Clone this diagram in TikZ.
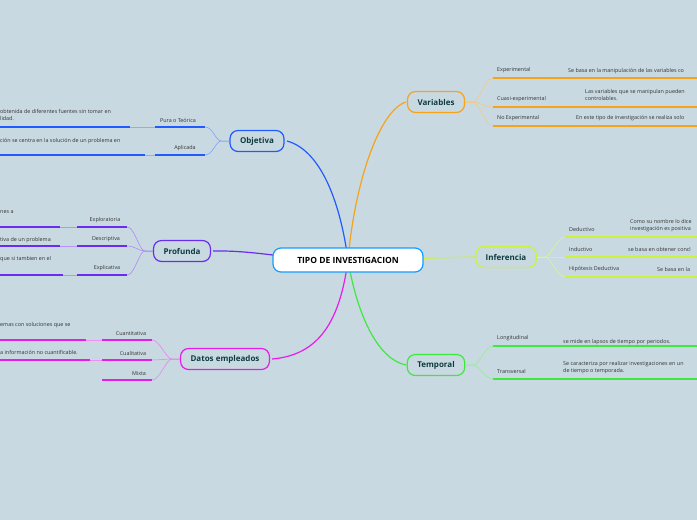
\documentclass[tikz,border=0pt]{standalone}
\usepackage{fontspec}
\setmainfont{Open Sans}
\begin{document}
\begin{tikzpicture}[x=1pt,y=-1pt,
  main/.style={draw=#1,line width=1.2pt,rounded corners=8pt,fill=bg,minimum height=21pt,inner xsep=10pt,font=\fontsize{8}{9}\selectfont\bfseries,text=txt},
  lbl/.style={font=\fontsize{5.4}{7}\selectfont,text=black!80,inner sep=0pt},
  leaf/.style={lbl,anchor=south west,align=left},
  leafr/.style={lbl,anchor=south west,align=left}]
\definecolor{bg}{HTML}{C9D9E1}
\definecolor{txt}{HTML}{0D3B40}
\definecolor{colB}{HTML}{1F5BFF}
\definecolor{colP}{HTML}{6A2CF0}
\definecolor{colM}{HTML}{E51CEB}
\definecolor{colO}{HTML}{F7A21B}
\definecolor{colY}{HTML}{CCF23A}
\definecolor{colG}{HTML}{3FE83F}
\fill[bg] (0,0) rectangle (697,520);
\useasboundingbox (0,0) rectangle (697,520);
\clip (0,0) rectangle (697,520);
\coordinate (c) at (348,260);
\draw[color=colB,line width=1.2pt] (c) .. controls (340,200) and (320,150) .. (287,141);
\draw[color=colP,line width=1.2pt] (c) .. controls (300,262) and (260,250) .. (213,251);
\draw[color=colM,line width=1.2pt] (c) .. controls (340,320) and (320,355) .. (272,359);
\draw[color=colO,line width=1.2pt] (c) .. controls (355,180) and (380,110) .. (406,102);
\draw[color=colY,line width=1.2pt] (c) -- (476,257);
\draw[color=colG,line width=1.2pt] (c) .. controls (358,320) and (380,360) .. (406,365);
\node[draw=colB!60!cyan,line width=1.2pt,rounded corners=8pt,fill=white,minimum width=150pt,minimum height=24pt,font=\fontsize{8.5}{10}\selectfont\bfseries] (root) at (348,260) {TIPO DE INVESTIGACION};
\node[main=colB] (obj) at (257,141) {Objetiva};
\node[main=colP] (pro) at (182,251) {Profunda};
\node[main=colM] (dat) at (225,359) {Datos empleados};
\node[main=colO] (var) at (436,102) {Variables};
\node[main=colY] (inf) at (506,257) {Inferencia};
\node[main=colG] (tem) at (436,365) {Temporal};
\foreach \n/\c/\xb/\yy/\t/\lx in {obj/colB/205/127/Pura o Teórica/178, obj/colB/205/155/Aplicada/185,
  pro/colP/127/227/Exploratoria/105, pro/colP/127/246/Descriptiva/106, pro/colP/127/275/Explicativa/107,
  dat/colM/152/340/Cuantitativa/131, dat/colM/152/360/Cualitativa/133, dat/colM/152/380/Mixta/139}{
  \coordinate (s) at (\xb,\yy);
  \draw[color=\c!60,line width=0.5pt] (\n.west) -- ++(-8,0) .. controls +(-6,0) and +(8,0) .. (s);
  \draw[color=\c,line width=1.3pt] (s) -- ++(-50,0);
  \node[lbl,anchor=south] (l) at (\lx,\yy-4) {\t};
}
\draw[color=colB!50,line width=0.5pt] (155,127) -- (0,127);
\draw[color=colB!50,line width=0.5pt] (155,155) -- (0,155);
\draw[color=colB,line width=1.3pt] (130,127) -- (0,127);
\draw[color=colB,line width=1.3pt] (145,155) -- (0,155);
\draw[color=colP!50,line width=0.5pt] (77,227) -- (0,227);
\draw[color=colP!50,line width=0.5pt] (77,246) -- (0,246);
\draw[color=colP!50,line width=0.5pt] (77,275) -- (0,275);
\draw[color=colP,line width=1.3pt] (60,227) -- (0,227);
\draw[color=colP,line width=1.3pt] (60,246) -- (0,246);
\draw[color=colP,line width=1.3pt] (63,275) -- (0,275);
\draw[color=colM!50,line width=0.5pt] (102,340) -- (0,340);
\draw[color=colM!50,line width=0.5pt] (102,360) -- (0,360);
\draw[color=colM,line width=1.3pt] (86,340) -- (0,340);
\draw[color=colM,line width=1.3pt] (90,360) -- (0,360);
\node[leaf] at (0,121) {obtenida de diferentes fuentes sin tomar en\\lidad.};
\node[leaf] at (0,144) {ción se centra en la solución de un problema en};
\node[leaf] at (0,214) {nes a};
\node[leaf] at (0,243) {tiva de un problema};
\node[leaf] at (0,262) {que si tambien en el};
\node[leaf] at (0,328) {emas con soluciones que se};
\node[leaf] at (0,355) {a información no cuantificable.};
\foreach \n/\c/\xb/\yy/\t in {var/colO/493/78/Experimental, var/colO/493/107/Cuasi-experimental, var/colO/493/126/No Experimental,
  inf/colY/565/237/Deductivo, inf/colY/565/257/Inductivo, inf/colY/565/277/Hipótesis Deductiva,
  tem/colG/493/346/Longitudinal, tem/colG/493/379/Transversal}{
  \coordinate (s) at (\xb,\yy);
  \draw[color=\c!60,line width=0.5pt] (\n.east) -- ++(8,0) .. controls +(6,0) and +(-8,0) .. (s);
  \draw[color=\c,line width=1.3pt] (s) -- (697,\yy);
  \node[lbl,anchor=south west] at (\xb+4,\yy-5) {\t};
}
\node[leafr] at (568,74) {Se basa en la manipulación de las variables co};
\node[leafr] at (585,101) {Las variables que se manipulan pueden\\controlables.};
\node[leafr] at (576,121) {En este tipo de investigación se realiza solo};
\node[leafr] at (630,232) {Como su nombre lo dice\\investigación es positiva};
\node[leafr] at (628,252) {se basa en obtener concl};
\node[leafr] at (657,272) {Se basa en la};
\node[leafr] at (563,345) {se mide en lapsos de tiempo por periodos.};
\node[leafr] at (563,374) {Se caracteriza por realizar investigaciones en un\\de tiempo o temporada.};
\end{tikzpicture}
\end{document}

________________________

#### [The task]
Make an exact copy of the listing above. Do not include the pictures.

#### [Response for this exercise]
Clone this diagram in TikZ.
\documentclass[tikz,border=0pt]{standalone}
\usepackage{fontspec}
\setmainfont{Open Sans}
\begin{document}
\begin{tikzpicture}[x=1pt,y=-1pt,
  main/.style={draw=#1,line width=1.2pt,rounded corners=8pt,fill=bg,minimum height=21pt,inner xsep=10pt,font=\fontsize{8}{9}\selectfont\bfseries,text=txt},
  lbl/.style={font=\fontsize{5.4}{7}\selectfont,text=black!80,inner sep=0pt},
  leaf/.style={lbl,anchor=south west,align=left},
  leafr/.style={lbl,anchor=south west,align=left}]
\definecolor{bg}{HTML}{C9D9E1}
\definecolor{txt}{HTML}{0D3B40}
\definecolor{colB}{HTML}{1F5BFF}
\definecolor{colP}{HTML}{6A2CF0}
\definecolor{colM}{HTML}{E51CEB}
\definecolor{colO}{HTML}{F7A21B}
\definecolor{colY}{HTML}{CCF23A}
\definecolor{colG}{HTML}{3FE83F}
\fill[bg] (0,0) rectangle (697,520);
\useasboundingbox (0,0) rectangle (697,520);
\clip (0,0) rectangle (697,520);
\coordinate (c) at (348,260);
\draw[color=colB,line width=1.2pt] (c) .. controls (340,200) and (320,150) .. (287,141);
\draw[color=colP,line width=1.2pt] (c) .. controls (300,262) and (260,250) .. (213,251);
\draw[color=colM,line width=1.2pt] (c) .. controls (340,320) and (320,355) .. (272,359);
\draw[color=colO,line width=1.2pt] (c) .. controls (355,180) and (380,110) .. (406,102);
\draw[color=colY,line width=1.2pt] (c) -- (476,257);
\draw[color=colG,line width=1.2pt] (c) .. controls (358,320) and (380,360) .. (406,365);
\node[draw=colB!60!cyan,line width=1.2pt,rounded corners=8pt,fill=white,minimum width=150pt,minimum height=24pt,font=\fontsize{8.5}{10}\selectfont\bfseries] (root) at (348,260) {TIPO DE INVESTIGACION};
\node[main=colB] (obj) at (257,141) {Objetiva};
\node[main=colP] (pro) at (182,251) {Profunda};
\node[main=colM] (dat) at (225,359) {Datos empleados};
\node[main=colO] (var) at (436,102) {Variables};
\node[main=colY] (inf) at (506,257) {Inferencia};
\node[main=colG] (tem) at (436,365) {Temporal};
\foreach \n/\c/\xb/\yy/\t/\lx in {obj/colB/205/127/Pura o Teórica/178, obj/colB/205/155/Aplicada/185,
  pro/colP/127/227/Exploratoria/105, pro/colP/127/246/Descriptiva/106, pro/colP/127/275/Explicativa/107,
  dat/colM/152/340/Cuantitativa/131, dat/colM/152/360/Cualitativa/133, dat/colM/152/380/Mixta/139}{
  \coordinate (s) at (\xb,\yy);
  \draw[color=\c!60,line width=0.5pt] (\n.west) -- ++(-8,0) .. controls +(-6,0) and +(8,0) .. (s);
  \draw[color=\c,line width=1.3pt] (s) -- ++(-50,0);
  \node[lbl,anchor=south] (l) at (\lx,\yy-4) {\t};
}
\draw[color=colB!50,line width=0.5pt] (155,127) -- (0,127);
\draw[color=colB!50,line width=0.5pt] (155,155) -- (0,155);
\draw[color=colB,line width=1.3pt] (130,127) -- (0,127);
\draw[color=colB,line width=1.3pt] (145,155) -- (0,155);
\draw[color=colP!50,line width=0.5pt] (77,227) -- (0,227);
\draw[color=colP!50,line width=0.5pt] (77,246) -- (0,246);
\draw[color=colP!50,line width=0.5pt] (77,275) -- (0,275);
\draw[color=colP,line width=1.3pt] (60,227) -- (0,227);
\draw[color=colP,line width=1.3pt] (60,246) -- (0,246);
\draw[color=colP,line width=1.3pt] (63,275) -- (0,275);
\draw[color=colM!50,line width=0.5pt] (102,340) -- (0,340);
\draw[color=colM!50,line width=0.5pt] (102,360) -- (0,360);
\draw[color=colM,line width=1.3pt] (86,340) -- (0,340);
\draw[color=colM,line width=1.3pt] (90,360) -- (0,360);
\node[leaf] at (0,121) {obtenida de diferentes fuentes sin tomar en\\lidad.};
\node[leaf] at (0,144) {ción se centra en la solución de un problema en};
\node[leaf] at (0,214) {nes a};
\node[leaf] at (0,243) {tiva de un problema};
\node[leaf] at (0,262) {que si tambien en el};
\node[leaf] at (0,328) {emas con soluciones que se};
\node[leaf] at (0,355) {a información no cuantificable.};
\foreach \n/\c/\xb/\yy/\t in {var/colO/493/78/Experimental, var/colO/493/107/Cuasi-experimental, var/colO/493/126/No Experimental,
  inf/colY/565/237/Deductivo, inf/colY/565/257/Inductivo, inf/colY/565/277/Hipótesis Deductiva,
  tem/colG/493/346/Longitudinal, tem/colG/493/379/Transversal}{
  \coordinate (s) at (\xb,\yy);
  \draw[color=\c!60,line width=0.5pt] (\n.east) -- ++(8,0) .. controls +(6,0) and +(-8,0) .. (s);
  \draw[color=\c,line width=1.3pt] (s) -- (697,\yy);
  \node[lbl,anchor=south west] at (\xb+4,\yy-5) {\t};
}
\node[leafr] at (568,74) {Se basa en la manipulación de las variables co};
\node[leafr] at (585,101) {Las variables que se manipulan pueden\\controlables.};
\node[leafr] at (576,121) {En este tipo de investigación se realiza solo};
\node[leafr] at (630,232) {Como su nombre lo dice\\investigación es positiva};
\node[leafr] at (628,252) {se basa en obtener concl};
\node[leafr] at (657,272) {Se basa en la};
\node[leafr] at (563,345) {se mide en lapsos de tiempo por periodos.};
\node[leafr] at (563,374) {Se caracteriza por realizar investigaciones en un\\de tiempo o temporada.};
\end{tikzpicture}
\end{document}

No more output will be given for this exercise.